Mission Robotics' founders decided to focus on an extensible data platform for developers rather than a single robot.
“There is no one configuration that can solve everything, so the wheel is reinvented at great expense,” Cross explained. “Unlike multirotor aerial drones, which can all capture footage and 3D models for 90% of use cases, marine use cases vary drastically. There are work-class ROVs versus observation ones.”
“We're just starting to see maturity—there has been a lot of progress in the past five to 10 years,” he added. “Component makers make low-cost thrusters, and we've built on open-source projects for flight firmware and control like ArduSub. However, the software stack has many legacy constraints, so you'd need an embedded systems team to build software to add a camera. There's no way to do that out of the box today.”
Making middleware to unify hardware
“We're also working on SDKs [software development kits] for vehicle and sensor developers. We want to build an 'app store for the ocean' and are developing a plug-in architecture for both the vehicle and the client side.”
“Our approach is to use publish-subscribe middleware, using DDS [Data Distribution Service] communication and ROS 2 [the Robot Operating System] to make different sensors plug and play for users or developers,” Cross said. “We want to improve ease of use and enable integrators to rapidly add devices without having to hack subpar systems or build them from scratch.”
“We want to create a drop-in replacement board for Blue Robotics ROVs that would create space and improve processing performance,” he said. “It's designed for ROVs, but is adaptable to AUVs [autonomous underwater vehicles], ASVs [autonomous surface vehicles], and UUVs [unmanned underwater vehicles].”
“The motherboard supports NVIDIA Jetson and STM332 MCU [microcontroller units] for real-time control and I/O,” said Cross. “For example, to upgrade a camera for low-light sensitivity, we provide the basic software for adding software and increasing performance. Software updates are all packaged.”
How much do marine robotics vendors rely on proprietary software?
“It is an issue in our space,” acknowledged Cross. “Others have closed ecosystems and are harder to modify. Some of the large working-class ROVs in oil and gas are multimillion-dollar robots that are deployed off large ships that have control centers with 30 screens. Each camera has a dedicated camera and a screen—there is no system that ties them all together. It's not even possible because there are no common standards or protocols.”
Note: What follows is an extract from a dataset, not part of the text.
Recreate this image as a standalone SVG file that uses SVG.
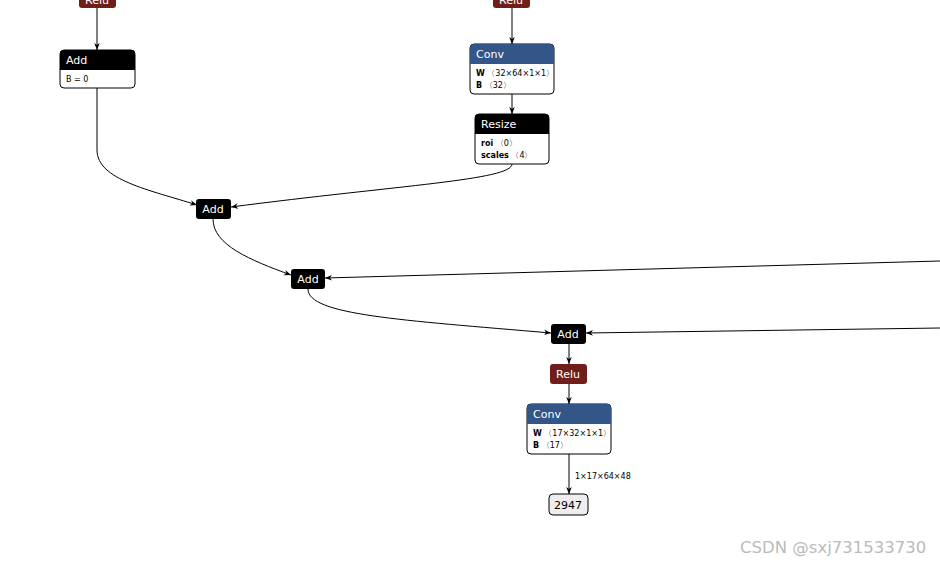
<svg xmlns="http://www.w3.org/2000/svg" width="940" height="566" viewBox="0 0 940 566">
<style>
text{font-family:"DejaVu Sans","Noto Sans",sans-serif}
.h{fill:#fff;font-size:11px}
.a{font-size:8px;fill:#000}
.b{font-weight:bold}
.e{fill:none;stroke:#000;stroke-width:1}
.bx{fill:#fff;stroke:#000;stroke-width:1}
</style>
<defs><marker id="ar" viewBox="0 0 10 10" refX="10" refY="5" markerWidth="7" markerHeight="7" orient="auto"><path d="M0,1 L10,5 L0,9 L3,5z" fill="#000"/></marker></defs>
<rect width="940" height="566" fill="#fff"/>
<g id="edges">
<path class="e" marker-end="url(#ar)" d="M97,8 V50"/>
<path class="e" marker-end="url(#ar)" d="M512,8 V44"/>
<path class="e" marker-end="url(#ar)" d="M512,94 V114"/>
<path class="e" marker-end="url(#ar)" d="M97,88 V150 C97,180 150,190 197,205"/>
<path class="e" marker-end="url(#ar)" d="M512,164 C512,180 400,185 231,207"/>
<path class="e" marker-end="url(#ar)" d="M213,219 C213,245 250,260 291,275"/>
<path class="e" marker-end="url(#ar)" d="M940,261 L325,278"/>
<path class="e" marker-end="url(#ar)" d="M308,289 C308,315 400,320 551,333"/>
<path class="e" marker-end="url(#ar)" d="M940,328 L586,333"/>
<path class="e" marker-end="url(#ar)" d="M569,344 V364"/>
<path class="e" marker-end="url(#ar)" d="M569,384 V404"/>
<path class="e" marker-end="url(#ar)" d="M569,454 V494"/>
<text class="a" x="575" y="479">1×17×64×48</text>
</g>
<g id="relu1"><rect x="79" y="-12" width="37" height="20" rx="3" fill="#6f1e1a"/><text class="h" x="97" y="4" text-anchor="middle">Relu</text></g>
<g id="relu2"><rect x="493" y="-12" width="37" height="20" rx="3" fill="#6f1e1a"/><text class="h" x="511" y="4" text-anchor="middle">Relu</text></g>
<g id="add1"><rect class="bx" x="60" y="50" width="75" height="38" rx="4"/><path d="M60,70 V54 a4,4 0 0 1 4,-4 H131 a4,4 0 0 1 4,4 V70z" fill="#000"/><text class="h" x="66" y="64">Add</text><text class="a" x="66" y="82">B = 0</text></g>
<g id="conv1"><rect class="bx" x="470" y="44" width="84" height="50" rx="4"/><path d="M470,64 V48 a4,4 0 0 1 4,-4 H550 a4,4 0 0 1 4,4 V64z" fill="#335588"/><text class="h" x="476" y="58">Conv</text><text class="a" x="476" y="76"><tspan class="b">W</tspan> 〈32×64×1×1〉</text><text class="a" x="476" y="88"><tspan class="b">B</tspan> 〈32〉</text></g>
<g id="resize"><rect class="bx" x="475" y="114" width="74" height="50" rx="4"/><path d="M475,134 V118 a4,4 0 0 1 4,-4 H545 a4,4 0 0 1 4,4 V134z" fill="#000"/><text class="h" x="481" y="128">Resize</text><text class="a" x="481" y="146"><tspan class="b">roi</tspan> 〈0〉</text><text class="a" x="481" y="158"><tspan class="b">scales</tspan> 〈4〉</text></g>
<g id="add2"><rect x="196" y="199" width="35" height="20" rx="3" fill="#000"/><text class="h" x="213" y="213" text-anchor="middle">Add</text></g>
<g id="add3"><rect x="291" y="269" width="34" height="20" rx="3" fill="#000"/><text class="h" x="308" y="283" text-anchor="middle">Add</text></g>
<g id="add4"><rect x="551" y="324" width="35" height="20" rx="3" fill="#000"/><text class="h" x="568" y="338" text-anchor="middle">Add</text></g>
<g id="relu3"><rect x="550" y="364" width="37" height="20" rx="3" fill="#6f1e1a"/><text class="h" x="568" y="378" text-anchor="middle">Relu</text></g>
<g id="conv2"><rect class="bx" x="527" y="404" width="84" height="50" rx="4"/><path d="M527,424 V408 a4,4 0 0 1 4,-4 H607 a4,4 0 0 1 4,4 V424z" fill="#335588"/><text class="h" x="533" y="418">Conv</text><text class="a" x="533" y="436"><tspan class="b">W</tspan> 〈17×32×1×1〉</text><text class="a" x="533" y="448"><tspan class="b">B</tspan> 〈17〉</text></g>
<g id="out"><rect x="549" y="494" width="39" height="21" rx="4" fill="#eee" stroke="#000"/><text x="568" y="509" text-anchor="middle" font-size="11">2947</text></g>
<text x="740" y="553" font-size="16.5" fill="#bbb" font-family="Liberation Sans,sans-serif">CSDN @sxj731533730</text>
</svg>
“We don't want lock-in; we want to provide flexibility and usability,” he said. “With one protocol and parallel APIs [application programming interfaces] with ROS and DDS, we have common data types, so any new camera is immediately compatible with recordings. We put wrappers around sonar and positioning systems so their data can go into a common bus. Right now, it's separate data links into separate computers.”
“The industry is changing from low-cost systems upwards,” Cross said. “We're still supporting people with proprietary pieces with end-to-end links. They can pass encrypted data to their own software, such as for an Arduino-based device on the vehicle, to a client app so that none of our software needs to be recompiled, and they don't have to deal with the vehicle layer.”
“But if you want data integrated for control or sensor fusion, our APIs are explicit and open,” he claimed. “Mission Robotics' technology allows users to use a single laptop to record all data, time-sychronized.”
RTI Connext can reduce barriers
With multiple cameras and vehicles, how important is robot connectivity?
“One of my previous roles was teleoperations, and at one company, we had four robots deployed all over the world,” Cross said. “By removing distance as a barrier with LTE, you can reduce risk and improve safety and pilot from anywhere in the world. With more autonomous systems, you need fewer people onboard a ship, reducing the overall cost and complexity.”
RTI Connext 6.1 supports and optimizes communications across highly variable networks. How has it helped Mission Robotics?
“Our software focuses on extensibility and scalability, supported by RTI Connext. The 6.1 release builds in WAN transport layer,” Cross said. “For the OceanX exploration project, there's a telepresence robot on the ship running our software and RTI Connext 6.1. Building links can be difficult, but within three hours, Eric Stackpole was able to get peer-to-peer networking working in real time.”
“RTI is taking care of these tough problems for reliability and quality of service,” he said. “Now we can get one-to-many applications running in a few weeks instead of a team working over months. We've had great feedback from marine companies that developed completely new electronics without a single day of downtime.”
“I believe there will be a massive change in how the entire industry operates,” he noted. “We're looking to Starlink [SpaceX's satellite service] to become broadly available, providing real-time, low-latency, high-bandwidth links.”
Could this have implications for other types of robots? “We would definitely like to open up what people can do,” replied Cross. “We've talked with warehouse robotics companies, and there are common themes. We've been solving the same problems over and over again in air, space, and sea—there's a convergence of technologies.”
“I look forward to the next five years. People are starting to push forward with niche applications enabled by more affordable technologies, such as in the acoustic sensing industry.”